Back to multiple displays
I am running my genuine Microsoft Windows XP Service Pack 2 (the geniune product is Windows XP SP1) with Boot Camp. NVIDIA drivers under Windows are... perfect. They work amazingly better than Mac OS X, which, in theory, supposed to support OpenGL everywhere - Mac is all about OpenGL (isn't it?). I never saw Microsoft Windows XP opening windows on wrong displays, Visual Studio never switches second monitor while debugging, never saw only 1% of control panel window on primary display... I didn't see Windows freezing and crashing because some peculiar Direct 3D call timede out or halted, either! Nevertheless, as a matter of fact, Microsoft Visual Studio is "the" best Integrated Development Environment ever made by man; easy to use, extensible, uses MDI model, fast, supports multiple languages, got massive plugin support, and supports platforms, can fall back to debugger even if you are running a full screen Direct 3D application (unlike Xcode, which can't do anything if something goes wrong with your full screen OpenGL application)... countless beautiful features. I, for example, couldn't find a way to expand my desktop to second display under Mac OS X (e.g. each displays has 1280x1024 resultion, but I want one single 2560x1024 display). NVIDIA drivers on Windows XP can do this. Is this Apple's fault or NVIDIA's? I don't care! I can't do it under Mac OS X and that's what matters! I am totally convinced now; this is my last Apple product. I didn't like the way they deal with problems. Because they don't deal with them, they simply ignore your expectations, because what they want is more important than what you want, anyway.
Menu bar design sucks
Even if you have multiple displays, menubar can exist only on one display (not necessarily primary one, AFAIK - because you can drag it in System Prefereces > Displays). So, if you have 2 wide screen displays, running an arbitrary application on secondary display and need to do something with menus, you have to move your mouse to primary display to reach menus - no, you can't use keyboard shortcuts for such menu tasks (unline Windows, where you can access menu by a simple press to "Alt" key...) - lazy Mac users are not experienced with ease of using keyboard, anyway (shortcut example: in Xcode, if you want help, you have to press Shift-Command-Option-Question mark [you press shift to get question mark; original shortcut is Option-Command-? - but US English keyboard doesn't have a single question mark key...]. Mouse cursor starts its journey from second monitor, travels nearly 2 monitors wide distance and locates menu... Why doesn't Apple display application's menu on the display it's running at? Why people don't complain about such a stupid behavior? What's "good" with this? Is there a better way? If so, where is it documented?

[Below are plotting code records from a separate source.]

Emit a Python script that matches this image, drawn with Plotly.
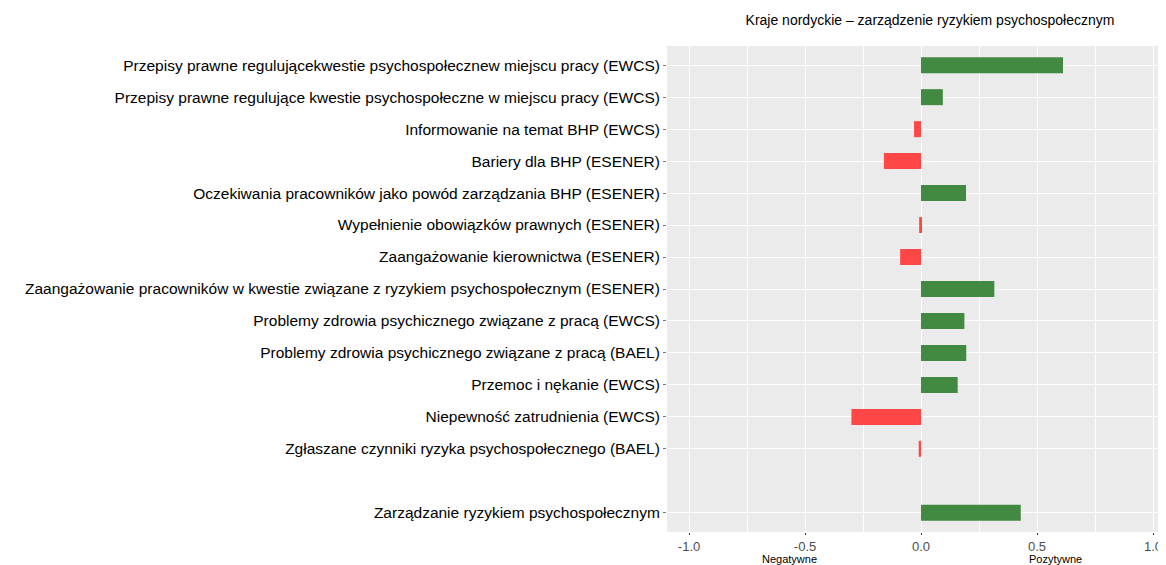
import plotly.graph_objects as go

categories = [
    "Przepisy prawne regulującekwestie psychospołecznew miejscu pracy (EWCS)",
    "Przepisy prawne regulujące kwestie psychospołeczne w miejscu pracy (EWCS)",
    "Informowanie na temat BHP (EWCS)",
    "Bariery dla BHP (ESENER)",
    "Oczekiwania pracowników jako powód zarządzania BHP (ESENER)",
    "Wypełnienie obowiązków prawnych (ESENER)",
    "Zaangażowanie kierownictwa (ESENER)",
    "Zaangażowanie pracowników w kwestie związane z ryzykiem psychospołecznym (ESENER)",
    "Problemy zdrowia psychicznego związane z pracą (EWCS)",
    "Problemy zdrowia psychicznego związane z pracą (BAEL)",
    "Przemoc i nękanie (EWCS)",
    "Niepewność zatrudnienia (EWCS)",
    "Zgłaszane czynniki ryzyka psychospołecznego (BAEL)",
    " ",
    "Zarządzanie ryzykiem psychospołecznym",
]
values = [0.612, 0.094, -0.03, -0.16, 0.194, -0.008, -0.09, 0.316, 0.187, 0.195,
          0.158, -0.30, -0.01, None, 0.43]
x_ticks = [-1.0, -0.5, 0.0, 0.5, 1.0]
x_tick_labels = ["-1.0", "-0.5", "0.0", "0.5", "1.0"]
title_text = "Kraje nordyckie – zarządzenie ryzykiem psychospołecznym"
neg_label = "Negatywne"
pos_label = "Pozytywne"

GREEN = "#428A42"
RED = "#FF4646"
colors = [(GREEN if (v is not None and v >= 0) else RED) for v in values]

fig = go.Figure(go.Bar(
    x=values, y=categories, orientation="h", width=0.5,
    marker=dict(color=colors, line=dict(width=0)),
    hoverinfo="x+y",
))

label_cats = [c for c in categories if c.strip()]

fig.update_layout(
    width=1158, height=557,
    margin=dict(l=659, r=0, t=38, b=33),
    paper_bgcolor="white", plot_bgcolor="#EBEBEB",
    showlegend=False,
    font=dict(family="Liberation Sans, Arial, sans-serif", color="black"),
    title=dict(text=title_text, x=0.527, xref="paper", xanchor="center",
               y=0.978, yref="container", yanchor="middle",
               font=dict(size=14, color="black")),
    xaxis=dict(range=[-1.095, 1.056], tickvals=x_ticks, ticktext=x_tick_labels,
               automargin=False,
               showgrid=True, gridcolor="white", gridwidth=1.3,
               minor=dict(dtick=0.25, showgrid=True, gridcolor="white", gridwidth=0.6, tick0=0),
               zeroline=False, ticks="outside", ticklen=2, tickcolor="#333333",
               tickfont=dict(size=13, color="#4D4D4D"), showline=False),
    yaxis=dict(type="category", categoryorder="array", categoryarray=categories,
               automargin=False,
               range=[len(categories) - 0.4, -0.6],
               tickmode="array", tickvals=label_cats, ticktext=label_cats,
               showgrid=True, gridcolor="white", gridwidth=1.3,
               ticks="outside", ticklen=3, tickcolor="#777777",
               tickfont=dict(size=15.5, color="black"), zeroline=False),
    annotations=[
        dict(text=neg_label, x=-0.565, xref="x", y=-0.056, yref="paper",
             showarrow=False, font=dict(size=11, color="black"), yanchor="middle"),
        dict(text=pos_label, x=0.578, xref="x", y=-0.056, yref="paper",
             showarrow=False, font=dict(size=11, color="black"), yanchor="middle"),
    ],
)

fig.write_html("out.html")
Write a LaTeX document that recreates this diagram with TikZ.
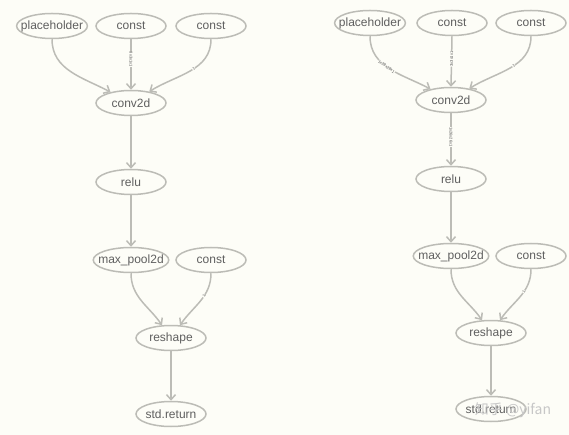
\documentclass[tikz,border=0pt]{standalone}
\usepackage{fontspec}
\setmainfont{Liberation Sans}
\newfontfamily\cjkwm{Noto Sans CJK SC}
\usetikzlibrary{arrows.meta,shapes.geometric}
\definecolor{bgc}{RGB}{253,253,247}
\definecolor{edgec}{RGB}{188,188,182}
\definecolor{txtc}{RGB}{95,95,95}
\tikzset{
  op/.style={ellipse, draw=edgec, line width=1.5pt, fill=bgc, minimum width=70pt, minimum height=25pt, inner xsep=-6pt, inner ysep=0pt, text=txtc, font=\fontsize{12}{13}\selectfont},
  flow/.style={draw=edgec, line width=1.5pt, -{Straight Barb[length=5pt,width=9pt,line width=1.5pt]}},
  shp/.style={sloped, fill=bgc, inner sep=0.3pt, text=black!70, font=\fontsize{4}{4.5}\selectfont},
}
\begin{document}
\begin{tikzpicture}[x=1pt,y=-1pt]
\useasboundingbox (0,0) rectangle (569,435);
\fill[bgc] (0,0) rectangle (569,435);
% left graph
\node[op] (lph) at (52,26) {placeholder};
\node[op] (lc1) at (131,26) {const};
\node[op] (lc2) at (211,26) {const};
\node[op] (lconv) at (131,103) {conv2d};
\node[op] (lrelu) at (131,182) {relu};
\node[op] (lpool) at (131,260) {max\_pool2d};
\node[op] (lc3) at (211,260) {const};
\node[op] (lresh) at (171,338) {reshape};
\node[op] (lret) at (171,414) {std.return};
\draw[flow] (lph.south) to[out=-90,in=152] (lconv);
\draw[flow] (lc1.south) -- node[shp,pos=0.4]{3x3x1x1} (lconv.north);
\draw[flow] (lc2.south) to[out=-90,in=32] node[shp,pos=0.45]{1} (lconv);
\draw[flow] (lconv.south) -- (lrelu.north);
\draw[flow] (lrelu.south) -- (lpool.north);
\draw[flow] (lpool.south) to[out=-90,in=125] (lresh);
\draw[flow] (lc3.south) to[out=-90,in=55] node[shp,pos=0.4]{1} (lresh);
\draw[flow] (lresh.south) -- (lret.north);
% right graph
\node[op] (rph) at (370,23) {placeholder};
\node[op] (rc1) at (452,23) {const};
\node[op] (rc2) at (531,23) {const};
\node[op] (rconv) at (451,100) {conv2d};
\node[op] (rrelu) at (451,179) {relu};
\node[op] (rpool) at (451,256) {max\_pool2d};
\node[op] (rc3) at (531,256) {const};
\node[op] (rresh) at (491,333) {reshape};
\node[op] (rret) at (491,409) {std.return};
\draw[flow] (rph.south) to[out=-90,in=152] node[shp,pos=0.45]{1x28x28x1} (rconv);
\draw[flow] (rc1.south) -- node[shp,pos=0.45]{3x3x1x1} (rconv.north);
\draw[flow] (rc2.south) to[out=-90,in=32] node[shp,pos=0.45]{1} (rconv);
\draw[flow] (rconv.south) -- node[shp,pos=0.45]{1x26x26x1} (rrelu.north);
\draw[flow] (rrelu.south) -- (rpool.north);
\draw[flow] (rpool.south) to[out=-90,in=125] (rresh);
\draw[flow] (rc3.south) to[out=-90,in=55] node[shp,pos=0.4]{1} (rresh);
\draw[flow] (rresh.south) -- (rret.north);
% watermark
\node[text=black!22, font=\cjkwm\fontsize{14}{15}\selectfont, inner sep=0pt] (wm) at (513,410) {知乎 @yifan};
\end{tikzpicture}
\end{document}
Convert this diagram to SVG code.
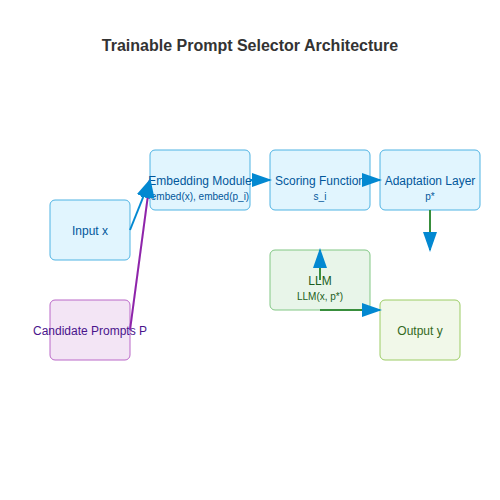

Does Interface Builder-Cocoa couple suck or is it because Apple forcing something?
1 thousand dollar question; how can you write a Cocoa application without a NIB file (and preferably in portable way - I mean a portable application which is capable of creating Cocoa windows under Mac OS X [not Carbon] without NIB files)? Google gives you mind boggling results but it boils down to the fact that there are only "hacks" to do it. There is no easy way of doing it (if there is, there is no sample code available - I mean with full windows and menus). Dear Apple dudes, we want to use C and C++. Your (NeXT's?) Objective-C is too ugly, utterly different than its cousins (!) [[[C++] C#] and Java] and not portable (does it have an International Standard, by the way?)! Get this; portability is important in software development. Either use a mainstream language or get stuck in your tiny world. If I write an application, I want to run it every possible platform. Imagine everybody writes applications for Windows... Imagine, if you will, Adobe, Autodesk and even open source people write only for Windows or Lin(s)ux!
Wha...
Whilst I was writing this blog, screen "faded" (not just got pitch black immediately, but dimmed) and then it stopped for 2 seconds and came back... What's going on? Logs don't say anything...
Microsoft customer care vs. Apple customer ("we don't") care
I have had contact with Microsoft's various product support divisions so far. They are too quick (as in less than 12 hours). They at least give you insight of the problem (after explaining that you are not a "Next-clicking-only user"). Apple Support... Does it even exist?